セリフじゃない雑音たちが主役だと言わんばかりに目立っている。なんでだろうと思っていたけど、樹木希林さんの手紙の言葉と最後のセリフでその理由がわかった。
これは雑音じゃない。言葉だったんだ。
私たちはこの世界の目撃者だし、リスナーなのだ。
音楽がかからなくてもこの世界にはすてきな音で溢れている。だからこの映画では音楽があまり流れない。
希林さんが演じる徳江さんのようにこの世界を見たら、きっと生きることが楽しくなるだろうし、きっと人間にも人間以外にも優しくなれる。祈りに似たその言葉を聞きながら、この優しい言葉に出会えてよかったと私は泣いてしまった。
人を見下して、けなして。そうしないと自分の存在価値が守れない気がして不安で仕方ない。そんな愚かで自分勝手なすべての人間たちに、この希林さんの言葉をどうか聞いて欲しい。そしてみんな優しくなってほしい。そう祈りたくなった。

シーンとシーンの繋げ方が潔くて、カットのタイミングが早すぎるし、次のシーンもセリフ出しが早すぎると感じたところがいくつかあった。静かで優しくて繊細なこの映画の世界観に合わないし、もう少し余白があった方がきれいなのにと思ったけど、用意されたセリフじゃないような、どこかドキュメンタリー感がある不器用な会話たちにはこれくらいの方が良いのかもしれない。

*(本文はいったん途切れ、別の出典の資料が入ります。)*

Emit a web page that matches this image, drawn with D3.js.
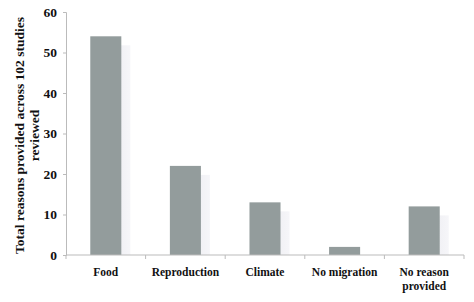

樹木希林さんがすごいと思ったのは、「お疲れ様でした」というシーン。ただの挨拶なのに、そこに感じる永遠の別れ。楽しかったのよ、ありがとうね、でもまだやりたかったわ。そんな感情を表情と仕草だけで表現する希林さんには魅入ってしまった。

春と夏を描いていたから、花や木々がきれいで、それを楽しそうに見つめる徳江さんの存在を歓迎しているかのようにおひさまがキラキラと照っていて、セリフのない何でもないシーンを観るのがとても心地よかった。